◆ **Problem statement**:
From the first line of the entries below through the line bearing "const powerTicks = [0, 50, 100, 150, 200, 250, 300, 350];", write out each line exactly. Omit pictures.

◆ **Rows from a dataset of charts and code**:
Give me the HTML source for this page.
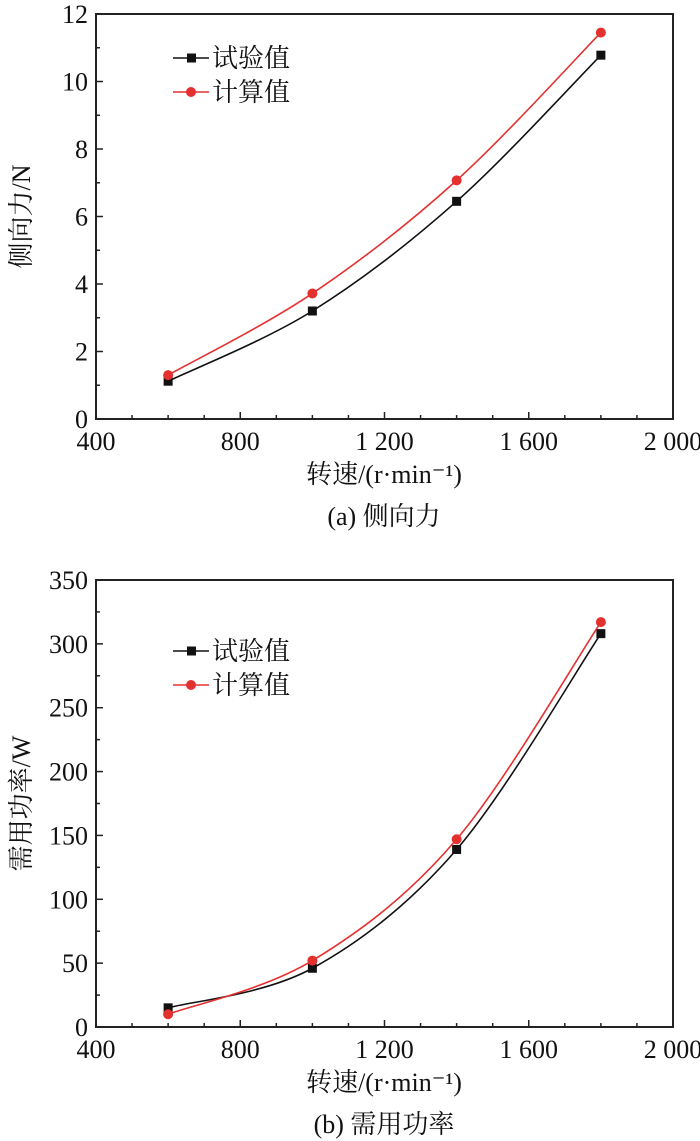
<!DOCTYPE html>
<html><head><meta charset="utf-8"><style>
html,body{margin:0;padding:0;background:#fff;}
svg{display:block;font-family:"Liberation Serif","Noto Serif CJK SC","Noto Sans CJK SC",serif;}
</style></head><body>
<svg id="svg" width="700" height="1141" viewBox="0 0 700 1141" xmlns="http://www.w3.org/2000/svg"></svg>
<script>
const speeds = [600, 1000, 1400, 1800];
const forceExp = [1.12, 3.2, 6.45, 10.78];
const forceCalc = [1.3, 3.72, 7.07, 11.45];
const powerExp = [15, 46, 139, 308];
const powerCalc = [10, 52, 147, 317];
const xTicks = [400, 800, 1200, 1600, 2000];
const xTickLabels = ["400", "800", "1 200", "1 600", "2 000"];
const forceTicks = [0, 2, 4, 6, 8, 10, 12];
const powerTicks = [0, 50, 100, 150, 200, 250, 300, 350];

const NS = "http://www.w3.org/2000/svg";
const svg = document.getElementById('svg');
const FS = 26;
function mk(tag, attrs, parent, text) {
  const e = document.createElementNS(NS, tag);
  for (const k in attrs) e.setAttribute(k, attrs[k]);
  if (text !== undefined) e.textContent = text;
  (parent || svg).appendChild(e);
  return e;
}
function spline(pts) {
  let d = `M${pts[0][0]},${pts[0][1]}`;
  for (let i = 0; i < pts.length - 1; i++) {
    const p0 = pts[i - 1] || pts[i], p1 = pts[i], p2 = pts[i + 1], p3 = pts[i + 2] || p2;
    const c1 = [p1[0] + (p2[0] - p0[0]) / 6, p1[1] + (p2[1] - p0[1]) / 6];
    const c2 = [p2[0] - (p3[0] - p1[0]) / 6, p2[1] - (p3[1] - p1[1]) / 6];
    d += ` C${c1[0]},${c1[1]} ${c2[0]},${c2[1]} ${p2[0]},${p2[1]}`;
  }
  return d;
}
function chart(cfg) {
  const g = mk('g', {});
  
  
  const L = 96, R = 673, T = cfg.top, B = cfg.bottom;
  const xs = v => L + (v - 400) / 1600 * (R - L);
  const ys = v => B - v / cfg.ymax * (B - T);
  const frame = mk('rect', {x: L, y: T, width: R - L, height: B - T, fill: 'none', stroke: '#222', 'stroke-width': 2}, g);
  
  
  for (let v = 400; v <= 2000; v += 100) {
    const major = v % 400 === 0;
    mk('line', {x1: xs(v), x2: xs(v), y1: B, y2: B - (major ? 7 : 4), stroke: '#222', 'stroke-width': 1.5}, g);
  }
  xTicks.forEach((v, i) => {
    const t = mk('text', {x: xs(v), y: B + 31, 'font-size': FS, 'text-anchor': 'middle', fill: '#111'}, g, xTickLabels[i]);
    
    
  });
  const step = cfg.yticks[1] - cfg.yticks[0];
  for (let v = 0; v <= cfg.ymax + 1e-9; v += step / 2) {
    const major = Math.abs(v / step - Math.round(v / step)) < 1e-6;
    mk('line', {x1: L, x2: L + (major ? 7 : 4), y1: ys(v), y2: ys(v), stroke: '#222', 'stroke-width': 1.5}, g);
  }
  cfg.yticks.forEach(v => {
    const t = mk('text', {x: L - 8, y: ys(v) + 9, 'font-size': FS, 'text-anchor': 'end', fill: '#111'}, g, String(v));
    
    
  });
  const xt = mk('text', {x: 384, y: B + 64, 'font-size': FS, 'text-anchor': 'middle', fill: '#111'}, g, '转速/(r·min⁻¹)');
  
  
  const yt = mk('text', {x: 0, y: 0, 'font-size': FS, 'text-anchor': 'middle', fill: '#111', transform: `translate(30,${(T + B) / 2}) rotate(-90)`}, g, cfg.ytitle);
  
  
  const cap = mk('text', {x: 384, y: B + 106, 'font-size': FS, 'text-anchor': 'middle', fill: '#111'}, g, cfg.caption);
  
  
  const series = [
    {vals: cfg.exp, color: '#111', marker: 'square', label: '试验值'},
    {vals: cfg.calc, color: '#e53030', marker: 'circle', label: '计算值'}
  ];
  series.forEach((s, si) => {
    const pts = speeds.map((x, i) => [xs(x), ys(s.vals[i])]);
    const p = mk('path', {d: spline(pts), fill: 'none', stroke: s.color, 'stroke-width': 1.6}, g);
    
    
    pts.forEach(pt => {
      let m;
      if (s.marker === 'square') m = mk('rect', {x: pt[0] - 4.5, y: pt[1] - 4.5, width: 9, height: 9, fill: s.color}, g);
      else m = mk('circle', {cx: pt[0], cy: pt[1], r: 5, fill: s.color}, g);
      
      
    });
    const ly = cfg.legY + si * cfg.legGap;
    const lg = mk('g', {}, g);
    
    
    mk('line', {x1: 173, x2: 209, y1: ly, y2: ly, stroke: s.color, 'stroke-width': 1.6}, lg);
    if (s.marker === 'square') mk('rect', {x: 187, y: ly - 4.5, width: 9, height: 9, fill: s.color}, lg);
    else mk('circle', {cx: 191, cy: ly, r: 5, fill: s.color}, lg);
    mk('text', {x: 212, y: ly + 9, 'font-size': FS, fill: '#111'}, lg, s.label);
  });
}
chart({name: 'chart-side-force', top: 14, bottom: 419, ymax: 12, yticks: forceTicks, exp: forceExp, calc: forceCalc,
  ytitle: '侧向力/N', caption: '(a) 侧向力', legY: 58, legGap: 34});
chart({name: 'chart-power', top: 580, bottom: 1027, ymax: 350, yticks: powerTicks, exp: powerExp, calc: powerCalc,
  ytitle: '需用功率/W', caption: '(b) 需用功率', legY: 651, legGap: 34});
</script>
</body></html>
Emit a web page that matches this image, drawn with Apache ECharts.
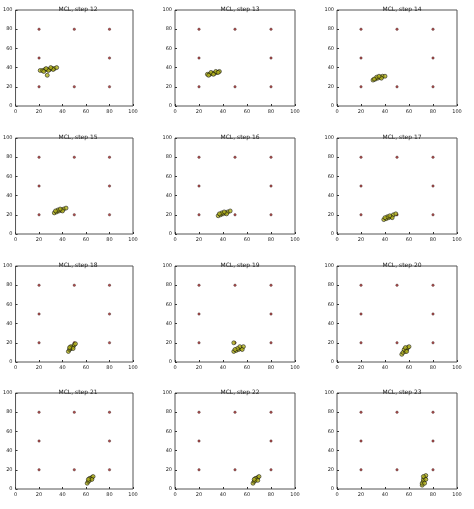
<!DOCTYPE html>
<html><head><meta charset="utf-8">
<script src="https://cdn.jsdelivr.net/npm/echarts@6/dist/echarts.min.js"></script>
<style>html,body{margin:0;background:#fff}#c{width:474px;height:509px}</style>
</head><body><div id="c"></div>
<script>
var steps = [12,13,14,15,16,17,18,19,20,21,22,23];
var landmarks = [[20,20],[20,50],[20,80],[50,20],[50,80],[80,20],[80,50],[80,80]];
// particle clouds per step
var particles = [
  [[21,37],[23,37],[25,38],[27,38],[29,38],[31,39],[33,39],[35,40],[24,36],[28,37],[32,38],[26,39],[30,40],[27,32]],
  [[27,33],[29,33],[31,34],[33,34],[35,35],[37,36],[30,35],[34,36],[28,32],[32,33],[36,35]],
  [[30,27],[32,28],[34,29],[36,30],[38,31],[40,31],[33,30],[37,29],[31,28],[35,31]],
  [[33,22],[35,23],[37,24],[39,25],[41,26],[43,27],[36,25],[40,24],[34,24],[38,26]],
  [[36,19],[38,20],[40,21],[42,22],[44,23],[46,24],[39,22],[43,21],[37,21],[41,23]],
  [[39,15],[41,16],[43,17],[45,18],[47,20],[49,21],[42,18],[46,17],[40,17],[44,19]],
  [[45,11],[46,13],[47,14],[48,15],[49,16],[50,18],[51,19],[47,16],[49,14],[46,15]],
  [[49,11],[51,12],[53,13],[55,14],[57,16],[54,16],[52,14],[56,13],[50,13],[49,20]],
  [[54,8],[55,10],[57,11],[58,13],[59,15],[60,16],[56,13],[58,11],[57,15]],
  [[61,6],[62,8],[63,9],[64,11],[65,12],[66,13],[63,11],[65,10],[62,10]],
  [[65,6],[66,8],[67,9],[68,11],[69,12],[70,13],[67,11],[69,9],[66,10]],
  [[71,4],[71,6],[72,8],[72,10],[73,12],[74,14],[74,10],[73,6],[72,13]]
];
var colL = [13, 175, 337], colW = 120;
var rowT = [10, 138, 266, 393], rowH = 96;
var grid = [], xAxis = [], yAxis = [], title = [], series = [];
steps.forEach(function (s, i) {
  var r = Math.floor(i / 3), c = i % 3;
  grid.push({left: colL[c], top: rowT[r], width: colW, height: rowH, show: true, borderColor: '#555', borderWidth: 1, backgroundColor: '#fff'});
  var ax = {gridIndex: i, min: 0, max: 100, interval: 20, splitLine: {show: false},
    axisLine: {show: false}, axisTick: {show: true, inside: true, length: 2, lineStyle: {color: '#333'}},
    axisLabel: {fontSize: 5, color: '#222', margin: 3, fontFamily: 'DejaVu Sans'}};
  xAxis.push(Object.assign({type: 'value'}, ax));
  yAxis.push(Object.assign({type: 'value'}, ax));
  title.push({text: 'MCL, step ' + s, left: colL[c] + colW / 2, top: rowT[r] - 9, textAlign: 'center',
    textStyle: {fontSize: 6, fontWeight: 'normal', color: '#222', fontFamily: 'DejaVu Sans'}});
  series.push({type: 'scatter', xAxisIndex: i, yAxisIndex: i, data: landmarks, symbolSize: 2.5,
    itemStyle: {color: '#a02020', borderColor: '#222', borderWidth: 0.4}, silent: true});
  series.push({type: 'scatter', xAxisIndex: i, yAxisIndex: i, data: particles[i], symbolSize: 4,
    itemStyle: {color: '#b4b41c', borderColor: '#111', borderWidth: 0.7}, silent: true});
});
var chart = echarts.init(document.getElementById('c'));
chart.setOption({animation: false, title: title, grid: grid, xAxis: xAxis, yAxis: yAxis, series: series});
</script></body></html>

◆ **Solution**:
Give me the HTML source for this page.
<!DOCTYPE html>
<html><head><meta charset="utf-8"><style>
html,body{margin:0;padding:0;background:#fff;}
svg{display:block;font-family:"Liberation Serif","Noto Serif CJK SC","Noto Sans CJK SC",serif;}
</style></head><body>
<svg id="svg" width="700" height="1141" viewBox="0 0 700 1141" xmlns="http://www.w3.org/2000/svg"></svg>
<script>
const speeds = [600, 1000, 1400, 1800];
const forceExp = [1.12, 3.2, 6.45, 10.78];
const forceCalc = [1.3, 3.72, 7.07, 11.45];
const powerExp = [15, 46, 139, 308];
const powerCalc = [10, 52, 147, 317];
const xTicks = [400, 800, 1200, 1600, 2000];
const xTickLabels = ["400", "800", "1 200", "1 600", "2 000"];
const forceTicks = [0, 2, 4, 6, 8, 10, 12];
const powerTicks = [0, 50, 100, 150, 200, 250, 300, 350];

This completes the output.